Validation Techniques

After completing theoretical calculations, it is best practice to validate resistance through measurements. Four-wire Kelvin measurements remove the impact of lead resistance, enabling precise validation even when the conductor length is short. Time domain reflectometry can detect actual length and splices in long cables, revealing deviations from design assumptions. Digital twin models incorporate measured resistance to refine future calculations.

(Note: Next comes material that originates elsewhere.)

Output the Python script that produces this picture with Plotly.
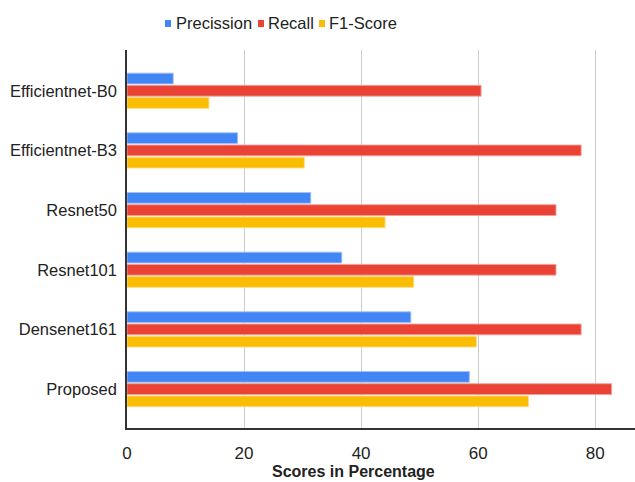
import plotly.graph_objects as go

# Model comparison: precision, recall and F1 (percent)
models = ["Efficientnet-B0", "Efficientnet-B3", "Resnet50", "Resnet101", "Densenet161", "Proposed"]
precision = [7.9, 18.9, 31.4, 36.7, 48.5, 58.5]
recall = [60.5, 77.6, 73.3, 73.3, 77.6, 82.8]
f1_score = [14.0, 30.3, 44.1, 49.0, 59.7, 68.6]

series = [
    ("Precission", precision, "#4285F4", "rgba(160,194,250,0.9)"),
    ("Recall", recall, "#EA4335", "rgba(244,160,154,0.9)"),
    ("F1-Score", f1_score, "#FBBC04", "rgba(253,221,130,0.9)"),
]

FONT = "Liberation Sans, Arial, sans-serif"
W, H = 635, 482
ML, MR, MT, MB = 127, 0, 50, 54
PW, PH = W - ML - MR, H - MT - MB


def px_x(p):
    return (p - ML) / PW


def px_y(p):
    return (H - MB - p) / PH


fig = go.Figure()
for name, vals, color, edge in series:
    fig.add_trace(go.Bar(
        y=models, x=vals, name=name, orientation="h",
        marker=dict(color=color, line=dict(color=edge, width=1)),
        showlegend=False,
    ))

# Legend row: small colour key followed by its label
legend_pos = [(165, 174), (258, 266), (319, 327)]
shapes, annotations = [], []
for (name, _, color, _), (kx, tx) in zip(series, legend_pos):
    shapes.append(dict(
        type="rect", xref="paper", yref="paper",
        x0=px_x(kx), x1=px_x(kx + 6), y0=px_y(27), y1=px_y(20),
        fillcolor=color, line=dict(width=0),
    ))
    annotations.append(dict(
        text=name, xref="paper", yref="paper", x=px_x(tx), y=px_y(23),
        xanchor="left", yanchor="middle", showarrow=False,
        font=dict(family=FONT, size=16.5, color="#222222"),
    ))

annotations.append(dict(
    text="<b>Scores in Percentage</b>", xref="paper", yref="paper",
    x=px_x(353.5), y=px_y(472), xanchor="center", yanchor="middle",
    showarrow=False, font=dict(family=FONT, size=16, color="#222222"),
))

fig.update_layout(
    width=W, height=H,
    margin=dict(l=ML, r=MR, t=MT, b=MB),
    paper_bgcolor="white", plot_bgcolor="white",
    barmode="group", bargap=0.385, bargroupgap=0.12,
    font=dict(family=FONT, size=16, color="#222222"),
    showlegend=False,
    xaxis=dict(
        range=[0, 86.8], tickvals=[0, 20, 40, 60, 80],
        showgrid=True, gridcolor="#cccccc", gridwidth=1,
        zeroline=False, showline=True, linecolor="#333333", linewidth=1.5,
        ticks="", tickfont=dict(size=17, color="#222222"),
        ticklabelstandoff=9,
    ),
    yaxis=dict(
        categoryorder="array", categoryarray=models,
        range=[5.652, -0.683],
        showgrid=False, zeroline=False,
        showline=True, linecolor="#333333", linewidth=1.5,
        ticks="", tickfont=dict(size=16.5, color="#222222"),
        ticklabelstandoff=5,
    ),
    shapes=shapes,
    annotations=annotations,
)

fig.write_html("out.html")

By combining predictive models with empirical data, teams ensure their length-based resistance estimates remain accurate across manufacturing batches and environmental conditions.

Key Takeaways

• Resistance is directly proportional to conductor length and resistivity while being inversely proportional to cross sectional area.
• Temperature significantly affects resistivity for most metals, so it must be included in calculations for reliable results.
• Material selection balances resistivity, density, cost, and stability. Higher resistivity alloys allow shorter lengths for heaters, while low-resistivity metals minimize voltage drop.
• Tables from authoritative sources help verify your calculator results, ensuring compliance with engineering standards and codes.
• Real-world validation, including four-wire measurements and inspection, confirms that installed lengths deliver the expected resistance.

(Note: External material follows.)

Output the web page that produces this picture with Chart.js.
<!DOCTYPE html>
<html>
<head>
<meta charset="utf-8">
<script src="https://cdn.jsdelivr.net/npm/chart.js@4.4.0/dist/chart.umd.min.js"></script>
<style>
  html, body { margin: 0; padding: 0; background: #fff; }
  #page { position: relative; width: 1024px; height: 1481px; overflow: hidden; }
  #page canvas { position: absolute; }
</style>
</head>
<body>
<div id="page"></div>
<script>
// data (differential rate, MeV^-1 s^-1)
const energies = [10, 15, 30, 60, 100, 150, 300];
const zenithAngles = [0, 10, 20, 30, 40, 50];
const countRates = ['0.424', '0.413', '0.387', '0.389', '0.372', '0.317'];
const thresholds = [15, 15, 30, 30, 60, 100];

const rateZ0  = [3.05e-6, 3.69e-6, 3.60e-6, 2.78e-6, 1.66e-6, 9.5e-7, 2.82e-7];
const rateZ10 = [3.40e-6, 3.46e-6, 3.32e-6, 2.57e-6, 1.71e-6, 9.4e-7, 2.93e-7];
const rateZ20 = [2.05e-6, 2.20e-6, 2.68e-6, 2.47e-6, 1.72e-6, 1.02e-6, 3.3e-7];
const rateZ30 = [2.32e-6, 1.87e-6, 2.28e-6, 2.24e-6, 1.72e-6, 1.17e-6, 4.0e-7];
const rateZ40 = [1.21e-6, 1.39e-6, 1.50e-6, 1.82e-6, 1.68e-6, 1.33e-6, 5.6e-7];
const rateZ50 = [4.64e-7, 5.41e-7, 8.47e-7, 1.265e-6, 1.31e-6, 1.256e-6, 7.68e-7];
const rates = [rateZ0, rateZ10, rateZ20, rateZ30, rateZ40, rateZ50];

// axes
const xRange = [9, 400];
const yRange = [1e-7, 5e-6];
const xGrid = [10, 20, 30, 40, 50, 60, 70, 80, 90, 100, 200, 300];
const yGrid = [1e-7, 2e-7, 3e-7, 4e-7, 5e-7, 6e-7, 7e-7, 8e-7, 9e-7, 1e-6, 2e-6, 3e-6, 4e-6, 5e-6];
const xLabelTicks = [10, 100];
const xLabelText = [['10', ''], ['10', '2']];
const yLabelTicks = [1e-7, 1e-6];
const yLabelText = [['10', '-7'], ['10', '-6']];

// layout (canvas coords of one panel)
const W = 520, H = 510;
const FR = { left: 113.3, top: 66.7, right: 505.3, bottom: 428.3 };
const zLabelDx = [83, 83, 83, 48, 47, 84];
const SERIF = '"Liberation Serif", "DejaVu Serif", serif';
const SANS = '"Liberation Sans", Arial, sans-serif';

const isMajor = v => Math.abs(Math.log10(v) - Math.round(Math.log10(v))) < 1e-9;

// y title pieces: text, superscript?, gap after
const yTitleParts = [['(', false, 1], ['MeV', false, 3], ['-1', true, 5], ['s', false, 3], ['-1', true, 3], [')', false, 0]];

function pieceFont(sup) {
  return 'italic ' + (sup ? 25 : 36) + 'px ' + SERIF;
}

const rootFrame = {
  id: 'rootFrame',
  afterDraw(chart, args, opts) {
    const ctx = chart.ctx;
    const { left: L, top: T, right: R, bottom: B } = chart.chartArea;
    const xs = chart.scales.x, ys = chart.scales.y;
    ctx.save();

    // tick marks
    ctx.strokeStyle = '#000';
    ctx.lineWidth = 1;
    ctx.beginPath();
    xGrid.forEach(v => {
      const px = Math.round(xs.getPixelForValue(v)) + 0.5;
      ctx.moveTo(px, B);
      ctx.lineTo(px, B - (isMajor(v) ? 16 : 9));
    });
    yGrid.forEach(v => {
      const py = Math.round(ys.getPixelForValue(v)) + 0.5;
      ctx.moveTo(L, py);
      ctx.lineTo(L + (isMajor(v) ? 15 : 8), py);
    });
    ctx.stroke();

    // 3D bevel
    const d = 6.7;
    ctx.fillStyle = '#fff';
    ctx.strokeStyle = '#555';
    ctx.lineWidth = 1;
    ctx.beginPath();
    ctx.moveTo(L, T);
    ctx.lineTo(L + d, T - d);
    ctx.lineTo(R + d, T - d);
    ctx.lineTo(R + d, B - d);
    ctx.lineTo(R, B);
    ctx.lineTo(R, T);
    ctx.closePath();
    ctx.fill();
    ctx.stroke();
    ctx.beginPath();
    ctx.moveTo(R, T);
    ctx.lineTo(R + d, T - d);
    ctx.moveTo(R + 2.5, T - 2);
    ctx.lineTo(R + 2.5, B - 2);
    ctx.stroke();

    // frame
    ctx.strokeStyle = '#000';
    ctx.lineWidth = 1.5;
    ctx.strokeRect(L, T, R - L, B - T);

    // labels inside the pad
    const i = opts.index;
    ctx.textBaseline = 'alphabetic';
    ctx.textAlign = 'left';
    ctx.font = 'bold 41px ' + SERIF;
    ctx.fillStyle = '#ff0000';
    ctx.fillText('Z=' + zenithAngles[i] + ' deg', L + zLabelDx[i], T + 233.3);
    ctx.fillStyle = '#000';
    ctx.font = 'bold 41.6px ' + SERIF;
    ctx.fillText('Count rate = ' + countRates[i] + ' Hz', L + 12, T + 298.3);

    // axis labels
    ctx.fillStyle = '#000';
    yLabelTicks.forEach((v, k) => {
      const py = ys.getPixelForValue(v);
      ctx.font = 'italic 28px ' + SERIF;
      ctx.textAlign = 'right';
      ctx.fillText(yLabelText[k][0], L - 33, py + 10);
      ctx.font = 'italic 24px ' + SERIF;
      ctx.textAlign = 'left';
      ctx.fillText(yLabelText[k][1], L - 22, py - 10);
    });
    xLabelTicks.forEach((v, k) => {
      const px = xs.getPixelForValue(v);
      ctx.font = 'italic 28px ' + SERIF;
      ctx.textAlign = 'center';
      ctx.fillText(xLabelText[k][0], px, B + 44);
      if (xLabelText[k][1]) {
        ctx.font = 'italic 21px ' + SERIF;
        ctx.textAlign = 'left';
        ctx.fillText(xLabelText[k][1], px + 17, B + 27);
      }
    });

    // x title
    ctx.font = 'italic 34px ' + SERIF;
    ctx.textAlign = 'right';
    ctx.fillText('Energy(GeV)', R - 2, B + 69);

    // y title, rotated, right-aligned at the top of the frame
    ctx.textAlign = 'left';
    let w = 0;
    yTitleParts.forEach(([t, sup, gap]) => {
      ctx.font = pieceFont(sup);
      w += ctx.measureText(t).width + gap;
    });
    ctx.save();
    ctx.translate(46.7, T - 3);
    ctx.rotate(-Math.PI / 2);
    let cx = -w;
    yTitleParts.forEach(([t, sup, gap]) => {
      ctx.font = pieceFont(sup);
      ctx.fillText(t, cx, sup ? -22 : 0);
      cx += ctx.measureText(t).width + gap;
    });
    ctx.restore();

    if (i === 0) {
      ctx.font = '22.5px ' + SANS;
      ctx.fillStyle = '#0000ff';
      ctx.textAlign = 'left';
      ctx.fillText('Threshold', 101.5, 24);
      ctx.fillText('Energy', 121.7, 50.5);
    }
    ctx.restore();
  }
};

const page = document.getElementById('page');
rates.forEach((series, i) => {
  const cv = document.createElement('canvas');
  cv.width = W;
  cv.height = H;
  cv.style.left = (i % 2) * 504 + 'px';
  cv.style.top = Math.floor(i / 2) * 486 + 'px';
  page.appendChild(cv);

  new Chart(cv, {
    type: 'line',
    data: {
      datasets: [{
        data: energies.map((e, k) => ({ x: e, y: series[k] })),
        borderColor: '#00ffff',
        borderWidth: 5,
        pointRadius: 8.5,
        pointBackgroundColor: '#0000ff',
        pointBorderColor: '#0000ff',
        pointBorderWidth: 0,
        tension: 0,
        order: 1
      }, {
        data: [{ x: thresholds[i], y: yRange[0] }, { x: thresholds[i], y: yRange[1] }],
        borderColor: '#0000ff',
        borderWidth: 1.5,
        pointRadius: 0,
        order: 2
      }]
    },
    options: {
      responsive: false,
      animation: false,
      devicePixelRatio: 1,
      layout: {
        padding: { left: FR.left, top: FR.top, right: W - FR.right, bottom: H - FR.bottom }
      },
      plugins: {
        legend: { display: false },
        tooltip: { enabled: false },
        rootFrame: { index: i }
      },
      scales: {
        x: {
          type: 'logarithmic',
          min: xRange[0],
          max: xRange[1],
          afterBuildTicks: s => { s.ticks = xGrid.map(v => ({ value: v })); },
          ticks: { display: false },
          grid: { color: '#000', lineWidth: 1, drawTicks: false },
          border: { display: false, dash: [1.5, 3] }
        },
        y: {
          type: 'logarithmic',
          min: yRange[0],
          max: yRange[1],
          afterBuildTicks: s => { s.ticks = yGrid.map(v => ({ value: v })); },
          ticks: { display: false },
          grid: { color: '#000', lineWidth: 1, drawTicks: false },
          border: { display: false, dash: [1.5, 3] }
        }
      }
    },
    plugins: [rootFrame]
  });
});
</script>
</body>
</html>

Mastering the relationship between length and resistance equips you to design more efficient circuits, manage thermal risks, and ensure compliance with regulatory standards. Whether you are optimizing a micro-scale sensor or a kilometer-scale transmission run, the same formula applies. By understanding each term—resistivity, length, and area—and how to adjust for temperature, you can achieve precise control over electrical performance.